### Do this
Retype every line from the top of the entries down to the one with "(0,0) rectangle (768,1024);", both included, and skip the pictures.

(Rows from a dataset of charts and code)

_____

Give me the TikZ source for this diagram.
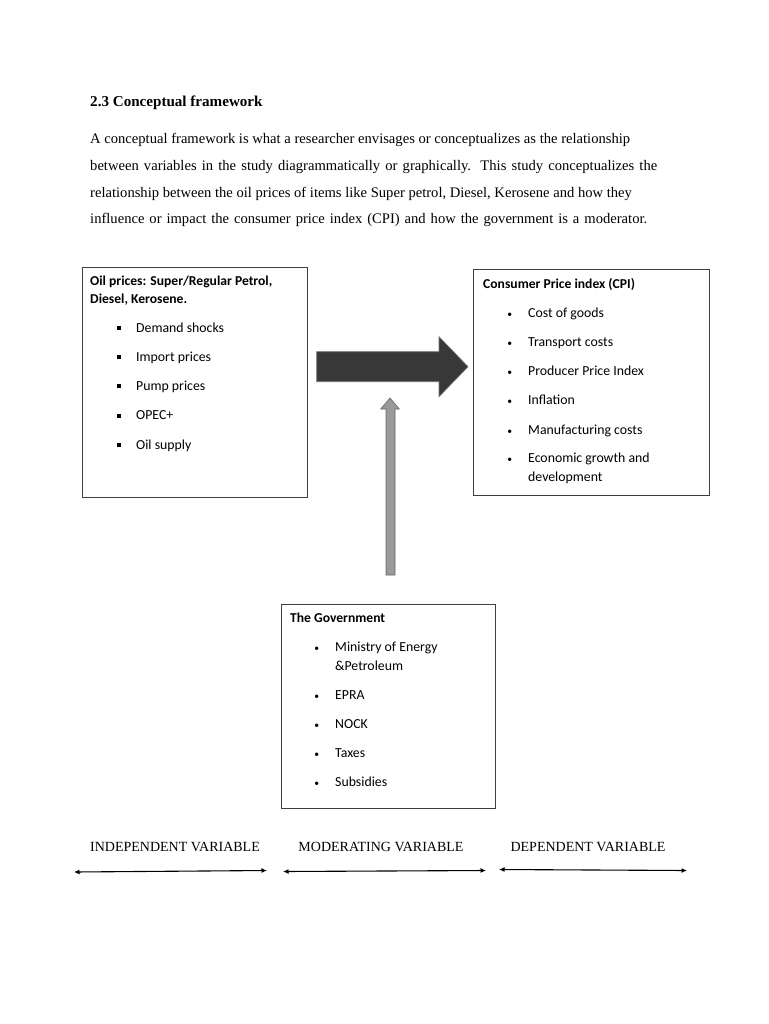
\documentclass[tikz,border=0pt]{standalone}
\usepackage{fontspec}
\setmainfont{Liberation Serif}
\newfontfamily\calfont{Carlito}
\usetikzlibrary{arrows.meta}

\tikzset{
  body/.style={anchor=base west, inner sep=0pt, font=\fontsize{14.6}{26.7}\selectfont, align=left},
  box/.style={draw=black!75, line width=0.9pt, anchor=north west, inner sep=0pt},
  boxhead/.style={anchor=base west, inner sep=0pt, align=left, font=\calfont\bfseries\fontsize{13.6}{18}\selectfont},
  item/.style={anchor=base west, inner sep=0pt, align=left, font=\calfont\fontsize{13.8}{18.6}\selectfont},
  varlabel/.style={anchor=base, inner sep=0pt, font=\fontsize{14}{16}\selectfont},
  vararrow/.style={{Latex[length=5.5pt,width=5pt]}-{Latex[length=5.5pt,width=5pt]}, line width=1.1pt},
}
\newcommand{\sqbul}{\llap{\raisebox{2.2pt}{\rule{4.2pt}{4.2pt}}\hspace{15pt}}}
\newcommand{\rdbul}{\llap{\scalebox{0.7}{\textbullet}\hspace{16pt}}}

\begin{document}
\begin{tikzpicture}[x=1pt, y=-1pt]
  \useasboundingbox[fill=white] (0,0) rectangle (768,1024);

  % heading and text (multi-line nodes sit on their last line)
  \node[body, font=\bfseries\fontsize{15.1}{16}\selectfont] (title) at (90,107) {2.3 Conceptual framework};
  \node[body] (para) at (90,224) {A conceptual framework is what a researcher envisages or conceptualizes as the relationship\\
    \makebox[567pt][s]{between variables in the study diagrammatically or graphically. This study conceptualizes the}\\
    relationship between the oil prices of items like Super petrol, Diesel, Kerosene and how they\\
    \makebox[557pt][s]{influence or impact the consumer price index (CPI) and how the government is a moderator.}};

  % independent variable
  \node[box, minimum width=225pt, minimum height=230pt] (oil) at (82,267) {};
  \node[boxhead] (oilhead) at (90,303) {Oil prices: Super/Regular Petrol,\\Diesel, Kerosene.};
  \foreach \txt [count=\i] in {Demand shocks, Import prices, Pump prices, OPEC+, Oil supply}
    \node[item] (oil-\i) at (136,{332+29.3*(\i-1)}) {\sqbul\txt};

  % dependent variable
  \node[box, minimum width=236pt, minimum height=226pt] (cpi) at (473,269) {};
  \node[boxhead] (cpihead) at (483,288) {Consumer Price index (CPI)};
  \foreach \txt [count=\i] in {Cost of goods, Transport costs, Producer Price Index, Inflation, Manufacturing costs}
    \node[item] (cpi-\i) at (528,{317+29.3*(\i-1)}) {\rdbul\txt};
  \node[item] (cpi-6) at (528,481) {\rdbul Economic growth and\\development};

  % moderating variable
  \node[box, minimum width=214pt, minimum height=204pt] (gov) at (281,604) {};
  \node[boxhead] (govhead) at (290,622) {The Government};
  \node[item] (gov-1) at (335,670) {\rdbul Ministry of Energy\\\&Petroleum};
  \foreach \txt [count=\i from 2] in {EPRA, NOCK, Taxes, Subsidies}
    \node[item] (gov-\i) at (335,{699+29.1*(\i-2)}) {\rdbul\txt};

  % arrows
  \fill[black!78, draw=black!55, line width=0.6pt] (316.7,351.7) -- (439,351.7) -- (439,336.7) -- (468,366.7)
    -- (439,396.7) -- (439,381.7) -- (316.7,381.7) -- cycle;
  \fill[black!40, draw=black!60, line width=0.6pt] (386,575) -- (386,409) -- (380.7,409) -- (390,398)
    -- (399.3,409) -- (395,409) -- (395,575) -- cycle;

  % variable labels
  \node[varlabel] (indep) at (175,851) {INDEPENDENT VARIABLE};
  \node[varlabel] (moder) at (381,851) {MODERATING VARIABLE};
  \node[varlabel] (depen) at (588,851) {DEPENDENT VARIABLE};
  \coordinate (indepL) at (74,872);   \coordinate (indepR) at (267,870.5);
  \coordinate (moderL) at (283,871.5); \coordinate (moderR) at (486,870.5);
  \coordinate (depenL) at (499,869.5); \coordinate (depenR) at (687,870.5);
  \draw[vararrow] (indepL) -- (indepR);
  \draw[vararrow] (moderL) -- (moderR);
  \draw[vararrow] (depenL) -- (depenR);
\end{tikzpicture}
\end{document}
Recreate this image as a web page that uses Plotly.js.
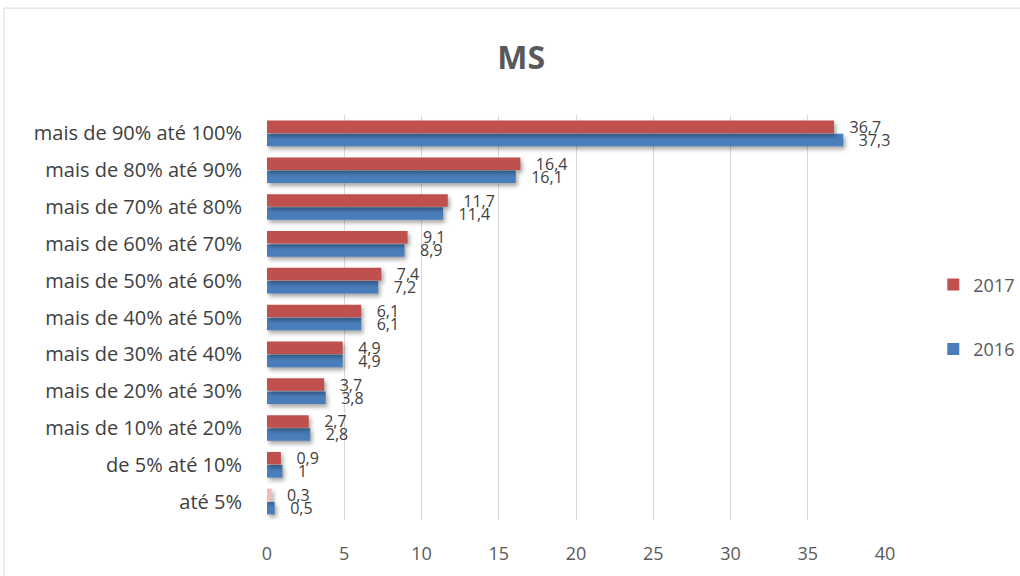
<!DOCTYPE html>
<html>
<head>
<meta charset="utf-8">
<script src="https://cdn.plot.ly/plotly-3.0.1.min.js"></script>
<style>
  html, body { margin: 0; padding: 0; background: #ffffff; }
  #chart { width: 1020px; height: 576px; }
  /* soft drop shadow under every bar */
  #chart .bars path { filter: drop-shadow(2px 3px 2px rgba(0,0,0,0.35)); }
</style>
</head>
<body>
<div id="chart"></div>
<script>
// Faixas (de baixo para cima)
const categories = [
  "até 5%",
  "de 5% até 10%",
  "mais de 10% até 20%",
  "mais de 20% até 30%",
  "mais de 30% até 40%",
  "mais de 40% até 50%",
  "mais de 50% até 60%",
  "mais de 60% até 70%",
  "mais de 70% até 80%",
  "mais de 80% até 90%",
  "mais de 90% até 100%"
];
const values2016 = [0.5, 1, 2.8, 3.8, 4.9, 6.1, 7.2, 8.9, 11.4, 16.1, 37.3];
const values2017 = [0.3, 0.9, 2.7, 3.7, 4.9, 6.1, 7.4, 9.1, 11.7, 16.4, 36.7];
const xTicks = [0, 5, 10, 15, 20, 25, 30, 35, 40];

const FONT = "'Open Sans', 'Noto Sans', sans-serif";
const PAD = "\u00a0\u00a0\u00a0";
const fmt = v => PAD + String(v).replace(".", ",");
const textFont = { family: FONT, size: 16, color: "#404040" };

const barCommon = {
  type: "bar", orientation: "h",
  textposition: "outside", cliponaxis: false, constraintext: "none",
  textfont: textFont, hoverinfo: "x+name"
};

const traces = [
  Object.assign({}, barCommon, {
    name: "2016", y: categories, x: values2016,
    text: values2016.map(fmt),
    marker: { color: "#4A7EBB" },
    offsetgroup: "g2016", legendgroup: "a", legendrank: 2
  }),
  // 2017: all ranges except the first
  Object.assign({}, barCommon, {
    name: "2017", y: categories.slice(1), x: values2017.slice(1),
    text: values2017.slice(1).map(fmt),
    marker: { color: "#C0504D" },
    offsetgroup: "g2017", legendgroup: "b", legendrank: 1
  }),
  // 2017, first range, drawn in a lighter tint
  Object.assign({}, barCommon, {
    name: "2017", y: categories.slice(0, 1), x: values2017.slice(0, 1),
    text: values2017.slice(0, 1).map(fmt),
    marker: { color: "#F2BABA" },
    offsetgroup: "g2017", legendgroup: "b", legendrank: 1, showlegend: false
  })
];

const layout = {
  width: 1020, height: 576,
  margin: { l: 267, r: 135, t: 115, b: 56 },
  paper_bgcolor: "#ffffff", plot_bgcolor: "#ffffff",
  font: { family: FONT, color: "#404040" },
  title: {
    text: "<b>MS</b>",
    font: { size: 32, color: "#595959", family: FONT },
    x: 0.511, xref: "container", xanchor: "center",
    y: 0.9, yref: "container", yanchor: "middle"
  },
  barmode: "group", bargap: 0.29, bargroupgap: 0.04,
  xaxis: {
    range: [0, 40], tickvals: xTicks, ticktext: xTicks.map(String),
    showgrid: true, gridcolor: "#D9D9D9", gridwidth: 1,
    zeroline: false, showline: false,
    ticks: "outside", ticklen: 17, tickcolor: "rgba(0,0,0,0)",
    tickfont: { size: 18, color: "#595959", family: FONT }
  },
  yaxis: {
    type: "category", categoryorder: "array", categoryarray: categories,
    showgrid: false, zeroline: false, showline: false,
    ticks: "outside", ticklen: 20, tickcolor: "rgba(0,0,0,0)",
    tickfont: { size: 20, color: "#404040", family: FONT }
  },
  legend: {
    traceorder: "grouped", tracegroupgap: 38,
    xref: "container", yref: "container",
    x: 0.915, xanchor: "left", y: 0.45, yanchor: "middle",
    font: { size: 18, color: "#595959", family: FONT },
    itemwidth: 30
  },
  shapes: [
    { type: "rect", xref: "paper", yref: "paper",
      x0: -0.4256, x1: 1.25, y0: -0.2, y1: 1.264,
      line: { color: "#D9D9D9", width: 1 }, fillcolor: "rgba(0,0,0,0)", layer: "below" }
  ],
  showlegend: true
};

Plotly.newPlot("chart", traces, layout, { displayModeBar: false, staticPlot: true });
</script>
</body>
</html>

_____

### Correct response
Give me the TikZ source for this diagram.
\documentclass[tikz,border=0pt]{standalone}
\usepackage{fontspec}
\setmainfont{Liberation Serif}
\newfontfamily\calfont{Carlito}
\usetikzlibrary{arrows.meta}

\tikzset{
  body/.style={anchor=base west, inner sep=0pt, font=\fontsize{14.6}{26.7}\selectfont, align=left},
  box/.style={draw=black!75, line width=0.9pt, anchor=north west, inner sep=0pt},
  boxhead/.style={anchor=base west, inner sep=0pt, align=left, font=\calfont\bfseries\fontsize{13.6}{18}\selectfont},
  item/.style={anchor=base west, inner sep=0pt, align=left, font=\calfont\fontsize{13.8}{18.6}\selectfont},
  varlabel/.style={anchor=base, inner sep=0pt, font=\fontsize{14}{16}\selectfont},
  vararrow/.style={{Latex[length=5.5pt,width=5pt]}-{Latex[length=5.5pt,width=5pt]}, line width=1.1pt},
}
\newcommand{\sqbul}{\llap{\raisebox{2.2pt}{\rule{4.2pt}{4.2pt}}\hspace{15pt}}}
\newcommand{\rdbul}{\llap{\scalebox{0.7}{\textbullet}\hspace{16pt}}}

\begin{document}
\begin{tikzpicture}[x=1pt, y=-1pt]
  \useasboundingbox[fill=white] (0,0) rectangle (768,1024);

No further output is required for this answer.